Exactly. In a way, the kind of real transformation of the American landscape by the automobile—the rise of the suburbs, the change in work and living patterns, and so forth—could only happen after cars themselves—and in particular, the fact of the internal combustion engine—had become boring. …
In a lot of the stories in the book, the tools they’re using are 10 years old. The effects are new because of the social density. Because once you can take it for granted that everyone has access to certain tools, you can use those tools to do a different kind of thing than if you’d just been thinking about the technology itself.
This takes the idea that I have been stressing for a long time – instructors should integrate a new (or “new”) technology into their own lives before trying it in the class. That way they are comfortable with their own abilities and have some frame of reference as to what the tool can do – and puts it one step further… maybe Instructional Design and Instructional Technology types should be looking at ways to integrate “old and established” technologies if they are looking to make real change. There will of course be those that want to be on the bleeding edge and will be more than capable of integrating those technologies, but for the vast majority, the tools that are “invisible” might be the best way of going about things. Even though the web is “old skool” now, LMS are not. Even though email is old, Read/Write web? Not so much. Without reading the book, but running off the interview, this may explain why using LMSes and Web2.0 tools are still “too new fangled” for the majority of instructors, to say nothing of microblogging and cell phones (txting may be the new “blinking 12:00”).

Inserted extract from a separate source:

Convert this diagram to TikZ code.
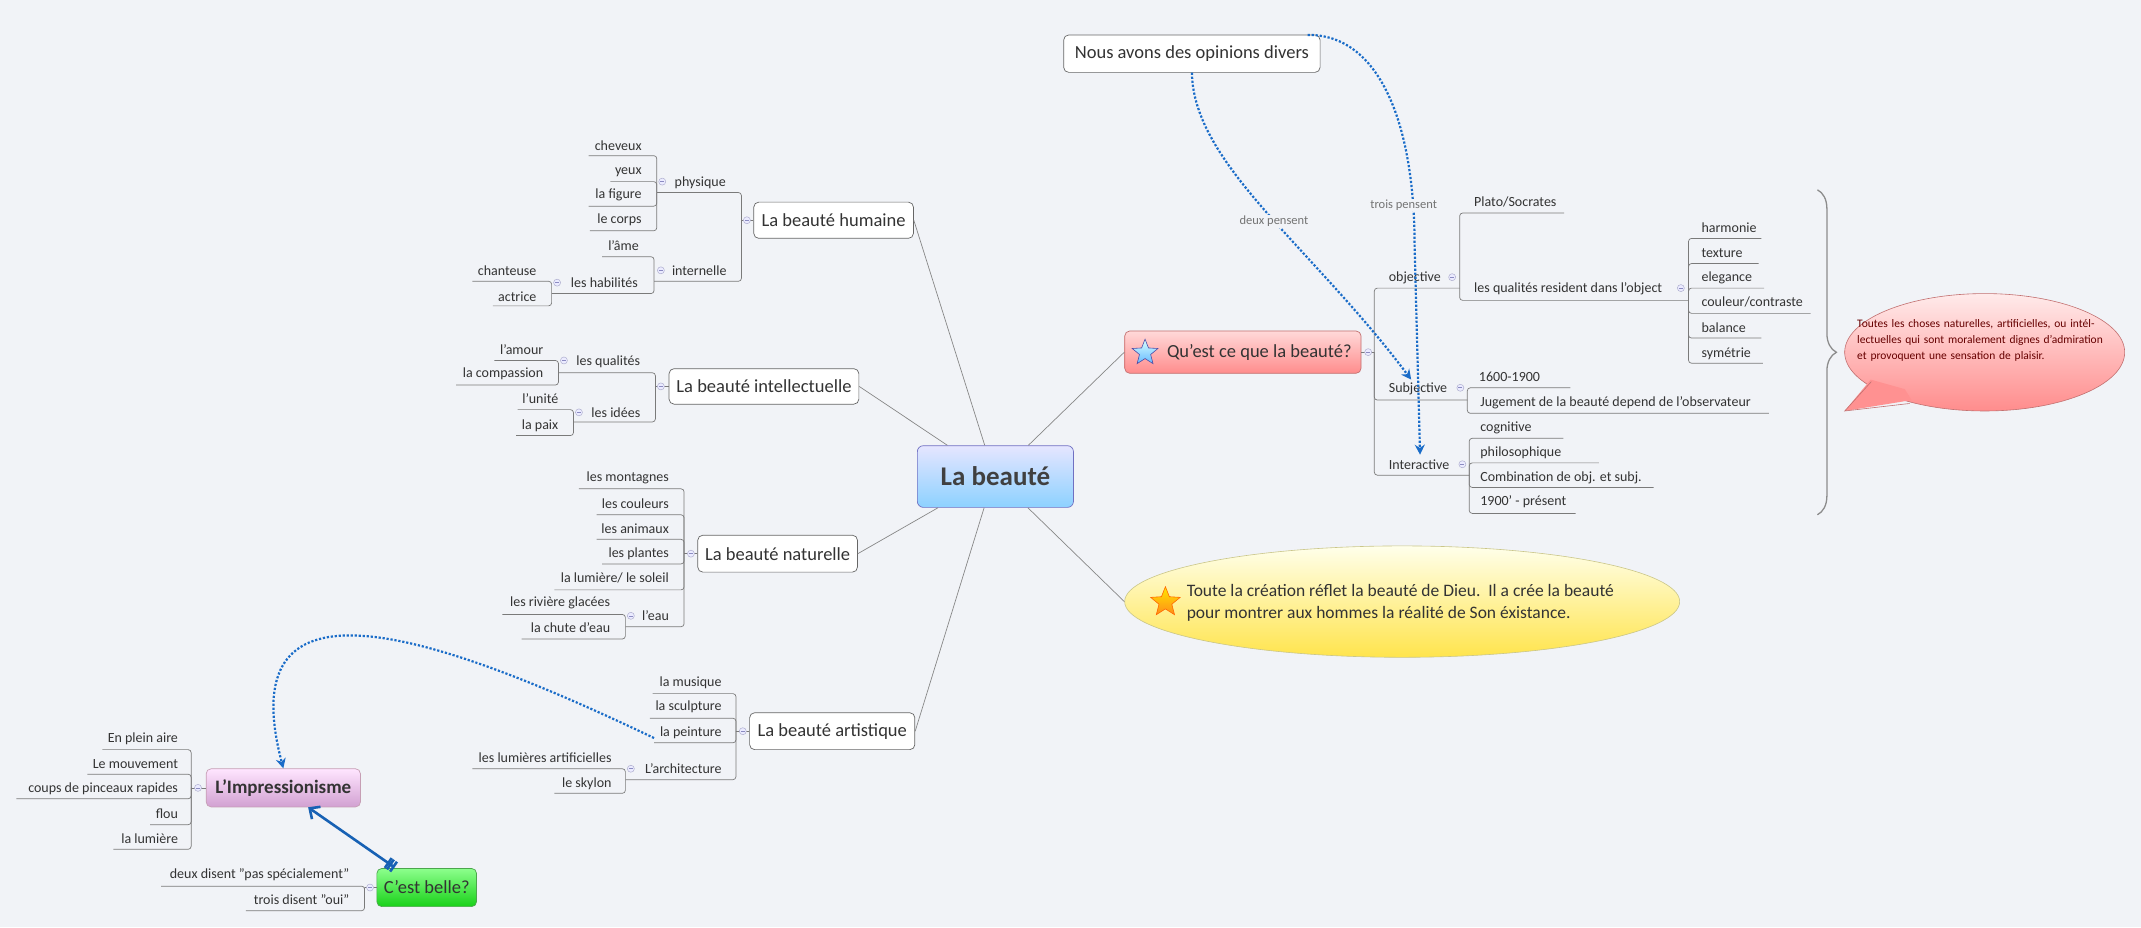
\documentclass[tikz,border=0pt]{standalone}
\usepackage{fontspec}
\setmainfont{Carlito}
\usetikzlibrary{shapes.geometric,arrows.meta,decorations.pathreplacing,calc}
\definecolor{bg}{HTML}{F1F3F7}
\definecolor{txt}{HTML}{333333}
\definecolor{ln}{HTML}{7A7A7A}
\definecolor{blu}{HTML}{1A6CC8}
\tikzset{
  sm/.style={font=\fontsize{14}{16}\selectfont, inner sep=0pt, text=txt},
  ul/.style={draw=ln, line width=0.7pt, rounded corners=3pt},
  mainln/.style={draw=ln!90, line width=0.7pt},
  tb/.style={draw=black!60, fill=white, rounded corners=5pt, line width=0.7pt, font=\fontsize{18.5}{22}\selectfont, text=txt, inner sep=0pt},
  mnc/.style={circle, draw=blue!25!gray!50, fill=blue!8, inner sep=0pt, minimum size=7pt, line width=0.5pt,
    path picture={\draw[blue!30!gray!70, line width=0.6pt] ([xshift=-2pt]path picture bounding box.center) -- ([xshift=2pt]path picture bounding box.center);}},
  dotc/.style={draw=blu, line width=2.2pt, dash pattern=on 2.2pt off 1.8pt, -{Stealth[length=10pt,width=10pt,fill=blu]}},
  lbl/.style={font=\fontsize{12.5}{14}\selectfont, text=black!55, fill=bg, inner sep=1pt},
}
\newcommand\lfL[4]{\node[sm,anchor=base east] (#1) at (#2,#3+3.5) {#4};}
\newcommand\lfR[4]{\node[sm,anchor=base west] (#1) at (#2,#3+3.5) {#4};}
\newcommand\brk[4]{\draw[ul] (#1,#2) |- (#3,#4);}
\newcommand\mnus[2]{\node[mnc] at (#1,#2) {};}
\begin{document}
\begin{tikzpicture}[x=1.3654pt,y=-1.3654pt]
\fill[bg] (0,0) rectangle (1568,679);
\useasboundingbox (0,0) rectangle (1568,679);

% ---------- central & branch boxes
\node[draw=blue!40!gray!80, rounded corners=6pt, line width=0.7pt, top color=blue!10!white, bottom color=blue!40!cyan!45, minimum width=156.1pt, minimum height=61.7pt, inner sep=0pt, font=\fontsize{27}{30}\selectfont\bfseries, text=black!75] (root) at (729,349) {La beauté};
\node[tb, minimum width=159.7pt, minimum height=36.2pt] (hum) at (610.5,161.3) {La beauté humaine};
\node[tb, minimum width=189.8pt, minimum height=35.5pt] (int) at (559.5,283) {La beauté intellectuelle};
\node[tb, minimum width=159.7pt, minimum height=36.9pt] (nat) at (569.5,405.5) {La beauté naturelle};
\node[tb, minimum width=165.2pt, minimum height=36.9pt] (art) at (609.5,535.5) {La beauté artistique};
\node[tb, minimum width=256.4pt, minimum height=37.4pt] (nous) at (872.9,39.3) {Nous avons des opinions divers};
\node[draw=red!40!gray!80, rounded corners=5pt, line width=0.7pt, top color=red!15!white, bottom color=red!45!white, minimum width=236.3pt, minimum height=42.3pt] (quest) at (910.25,257.9) {};
\node[font=\fontsize{18.5}{22}\selectfont, text=txt, inner sep=0pt] (questt) at (922.3,258.5) {Qu'est ce que la beauté?};
\node[star, star points=5, star point ratio=2.3, draw=blue!50!black!70, top color=cyan!15, bottom color=cyan!55!blue!60, minimum size=27pt, inner sep=0pt, line width=0.6pt] (qstar) at (838.6,258.3) {};
\node[draw=magenta!30!gray!70, rounded corners=5pt, line width=0.7pt, top color=magenta!10!white, bottom color=magenta!35!gray!55, minimum width=154.3pt, minimum height=38.2pt, inner sep=0pt, font=\fontsize{19}{22}\selectfont\bfseries, text=black!80] (imp) at (207.5,577) {L'Impressionisme};
\node[draw=green!50!black!70, rounded corners=5pt, line width=0.7pt, top color=green!45!white, bottom color=green!80!black!90, minimum width=99.7pt, minimum height=38.2pt, inner sep=0pt, font=\fontsize{18.5}{22}\selectfont, text=txt] (cest) at (312.5,650) {C'est belle?};
\node[ellipse, draw=yellow!40!gray!80, line width=0.6pt, top color=yellow!8!white, bottom color=yellow!70!orange!70, minimum width=555pt, minimum height=111.4pt, inner sep=0pt] (toute) at (1026.9,440.6) {};
\node[star, star points=5, star point ratio=2.3, draw=orange!80!red, top color=yellow!80!orange, bottom color=orange!90, minimum size=31pt, inner sep=0pt, line width=0.6pt] (tstar) at (853.5,441) {};
\node[anchor=west, align=left, font=\fontsize{17.5}{21.8}\selectfont, text=txt, inner sep=0pt] (toutet) at (869,441.3) {Toute la création réflet la beauté de Dieu.\ \ Il a crée la beauté\\pour montrer aux hommes la réalité de Son éxistance.};

% ---------- main lines
\draw[mainln] ($(root.north west)!0.432!(root.north east)$) -- (hum.east);
\draw[mainln] ($(root.north west)!0.194!(root.north east)$) -- (int.east);
\draw[mainln] ($(root.south west)!0.134!(root.south east)$) -- (nat.east);
\draw[mainln] ($(root.south west)!0.428!(root.south east)$) -- (art.east);
\draw[mainln] ($(root.north west)!0.71!(root.north east)$) -- (quest.west);
\draw[mainln] ($(root.south west)!0.707!(root.south east)$) -- (toute.west);

% ---------- humaine
\draw[ul] (hum.west) -- (543,161.3);
\brk{543}{161.3}{481}{141} \brk{543}{161.3}{479}{206}
\lfR{phys}{494}{133}{physique} \mnus{485}{133}
\lfR{inter}{492}{198}{internelle} \mnus{484}{198}
\brk{481}{141}{431}{114} \brk{481}{141}{447}{133} \brk{481}{141}{431}{151} \brk{481}{141}{432}{169}
\lfL{chev}{470}{107}{cheveux} \lfL{yeux}{470}{124}{yeux} \lfL{fig}{470}{142}{la figure} \lfL{corps}{470}{160}{le corps}
\brk{479}{206}{441}{188} \brk{479}{206}{404}{215}
\lfL{ame}{468}{180}{l'âme} \lfR{habil}{418}{207}{les habilités} \mnus{408}{207}
\brk{404}{215}{346}{206} \brk{404}{215}{361}{224}
\lfL{chant}{393}{198}{chanteuse} \lfL{actr}{393}{217}{actrice}
\mnus{547}{161.3}

% ---------- intellectuelle
\draw[ul] (int.west) -- (480,283);
\brk{480}{283}{409}{273} \brk{480}{283}{420}{309}
\lfR{qual}{422}{264}{les qualités} \mnus{413}{264}
\lfR{idees}{433}{302}{les idées} \mnus{424}{302}
\brk{409}{273}{362}{264} \brk{409}{273}{334}{282}
\lfL{amour}{398}{256}{l'amour} \lfL{comp}{398}{273}{la compassion}
\brk{420}{309}{379}{300} \brk{420}{309}{378}{319}
\lfL{unite}{409}{292}{l'unité} \lfL{paix}{409}{311}{la paix}
\mnus{484}{283}

% ---------- naturelle
\draw[ul] (nat.west) -- (501,405.5);
\brk{501}{405.5}{424}{358} \brk{501}{405.5}{437}{377} \brk{501}{405.5}{437}{395}
\brk{501}{405.5}{441}{413} \brk{501}{405.5}{406}{432} \brk{501}{405.5}{458}{459}
\lfL{mont}{490}{349}{les montagnes} \lfL{coul}{490}{369}{les couleurs} \lfL{anim}{490}{387}{les animaux}
\lfL{plant}{490}{405}{les plantes} \lfL{lum}{490}{423}{la lumière/ le soleil} \lfL{eau}{490}{451}{l'eau}
\mnus{462}{451}
\brk{458}{459}{368}{450} \brk{458}{459}{382}{468}
\lfL{riv}{447}{441}{les rivière glacées} \lfL{chute}{447}{460}{la chute d'eau}
\mnus{506}{405.5}

% ---------- artistique
\draw[ul] (art.west) -- (539,535.5);
\brk{539}{535.5}{478}{508} \brk{539}{535.5}{476}{526} \brk{539}{535.5}{479}{544} \brk{539}{535.5}{458}{571}
\lfL{mus}{528.6}{499}{la musique} \lfL{sculp}{528.6}{517}{la sculpture} \lfL{peint}{528.6}{536}{la peinture}
\lfL{archi}{528.6}{563}{L'architecture} \mnus{462}{563}
\brk{458}{571}{346}{563} \brk{458}{571}{406}{581}
\lfL{lumart}{448}{555}{les lumières artificielles} \lfL{sky}{448}{573}{le skylon}
\mnus{544}{535.5}

% ---------- impressionisme
\draw[ul] (imp.west) -- (140,577);
\brk{140}{577}{75}{549} \brk{140}{577}{64}{567} \brk{140}{577}{12}{585} \brk{140}{577}{110}{604} \brk{140}{577}{83}{622}
\lfL{plein}{130.5}{540}{En plein aire} \lfL{mouv}{130.5}{559}{Le mouvement} \lfL{coups}{130.5}{577}{coups de pinceaux rapides}
\lfL{flou}{130.5}{596}{flou} \lfL{lumi}{130.5}{614}{la lumière}
\mnus{145}{577}

% ---------- c'est belle
\draw[ul] (cest.west) -- (267,650);
\brk{267}{650}{118}{649} \brk{267}{650}{180}{667}
\lfL{deuxd}{256}{640}{deux disent "pas spécialement"} \lfL{troisd}{256}{659}{trois disent "oui"}
\mnus{271}{650}

% ---------- qu'est ce
\draw[ul] (quest.east) -- (1006.5,257.9);
\brk{1006.5}{257.9}{1069}{211} \brk{1006.5}{257.9}{1074.6}{293} \brk{1006.5}{257.9}{1076}{348}
\lfR{obj}{1017}{203}{objective} \mnus{1063.5}{203}
\lfR{subj}{1017}{284}{Subjective} \mnus{1069.5}{284}
\lfR{inta}{1017}{340}{Interactive} \mnus{1071}{340}
\brk{1069}{211}{1145.5}{156} \brk{1069}{211}{1236.6}{220}
\lfR{plato}{1079.5}{148}{Plato/Socrates} \lfR{qres}{1079.5}{211}{les qualités resident dans l'object} \mnus{1231}{211}
\brk{1236.6}{220}{1290}{174.6} \brk{1236.6}{220}{1288}{193} \brk{1236.6}{220}{1292}{211}
\brk{1236.6}{220}{1326}{229.5} \brk{1236.6}{220}{1290}{247.6} \brk{1236.6}{220}{1291}{266}
\lfR{harm}{1246}{167}{harmonie} \lfR{text}{1246}{185}{texture} \lfR{eleg}{1246}{203}{elegance}
\lfR{coulc}{1246}{221}{couleur/contraste} \lfR{bal}{1246}{240}{balance} \lfR{sym}{1246}{258}{symétrie}
\brk{1074.6}{293}{1150}{284} \brk{1074.6}{293}{1295.5}{302.7}
\lfR{dates}{1083}{276}{1600-1900} \lfR{jug}{1084}{294}{Jugement de la beauté depend de l'observateur}
\brk{1076}{348}{1145}{321} \brk{1076}{348}{1171}{339} \brk{1076}{348}{1211}{357} \brk{1076}{348}{1154}{376}
\lfR{cog}{1084}{312.5}{cognitive} \lfR{philo}{1084}{331}{philosophique}
\lfR{comb}{1084}{349}{Combination de obj. et subj.} \lfR{pres}{1084}{367}{1900' - présent}
\mnus{1002}{257.9}

% ---------- brace and callout
\draw[draw=black!45, line width=1.3pt, decorate, decoration={brace, amplitude=19pt}] (1331,139) -- (1331,377);
\node[ellipse, draw=red!40!gray!80, line width=0.6pt, top color=red!8!white, bottom color=red!45!white, minimum width=280pt, minimum height=117.4pt, inner sep=0pt] (call) at (1453.5,258) {};
\fill[red!43!white] (1370,278) -- (1351,301) -- (1400,293) -- (1395,285) -- cycle;
\draw[draw=red!40!gray!80, line width=0.6pt] (1370.5,279.5) -- (1351,301) -- (1398.5,295.5);
\node[anchor=north west, align=left, text width=252pt, font=\fontsize{11.5}{16}\selectfont, text=red!40!black, inner sep=0pt] (callt) at (1360,234) {Toutes les choses naturelles, artificielles, ou intéllectuelles qui sont moralement dignes d'admiration et provoquent une sensation de plaisir.};

% ---------- relationship curves
\coordinate (dend) at (1033.5,278);
\coordinate (tend) at (1040,333);
\coordinate (nouste) at (957.7,25.6);
\draw[dotc] (nous.south) .. controls (874,120) and (960,180) .. (dend);
\draw[dotc] (nouste) .. controls (1010,25) and (1036,90) .. (1036,180) -- (tend);
\node[lbl] at (933,162) {deux pensent};
\node[lbl] at (1028,150) {trois pensent};
\coordinate (pstart) at (479,540.5);
\draw[dotc] (pstart) .. controls (300,455) and (170,420) .. (imp.north);
\draw[draw=blu!90!black, line width=2.6pt, {Bar[width=12pt,sep=1.2pt]Bar[width=12pt,sep=1.2pt]Bar[width=12pt]}-{Straight Barb[length=8pt,width=15pt]}] ($(cest.north west)!0.19!(cest.north east)$) -- ($(imp.south west)!0.66!(imp.south east)$);
\end{tikzpicture}
\end{document}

This leads me to a thought. Maybe the success of SNS is due in part because it “looks like email and works like a website, but one that doesn’t have sad or crappy news all the time” (to paraphrase a relative). Blogs, Twitter and Photogallery apps are out there for geeks to tool around with and to “oooh and aaah” at their technical prowess (think gear heads of old, and “auto-carriage clubs”), but SNS allow these individual tools to blend into one (granted often in a walled garden with less functionality). Users don’t have to worry about if their WP install is up to the latest rev, or how to deal with the RSS feed – much like motorists today don’t worry about more than gas and washer fluid, and the auto-clubs are more concerned with insurance and services.
How does this translate to the ivory tower or the brickyard playground? We should look for systems that leverage what instructors are comfortable with. So instead of a blog with a web interface, maybe tell them that they can simply email their updates in. Instead of an LMS that they are not comfortable with, cook up a “blank” that only requires them to drop files into a folder via SMB. This certainly feels like a cop out, but if we look at it by trying to identify processes that are “invisible”, I think it certainly makes sense.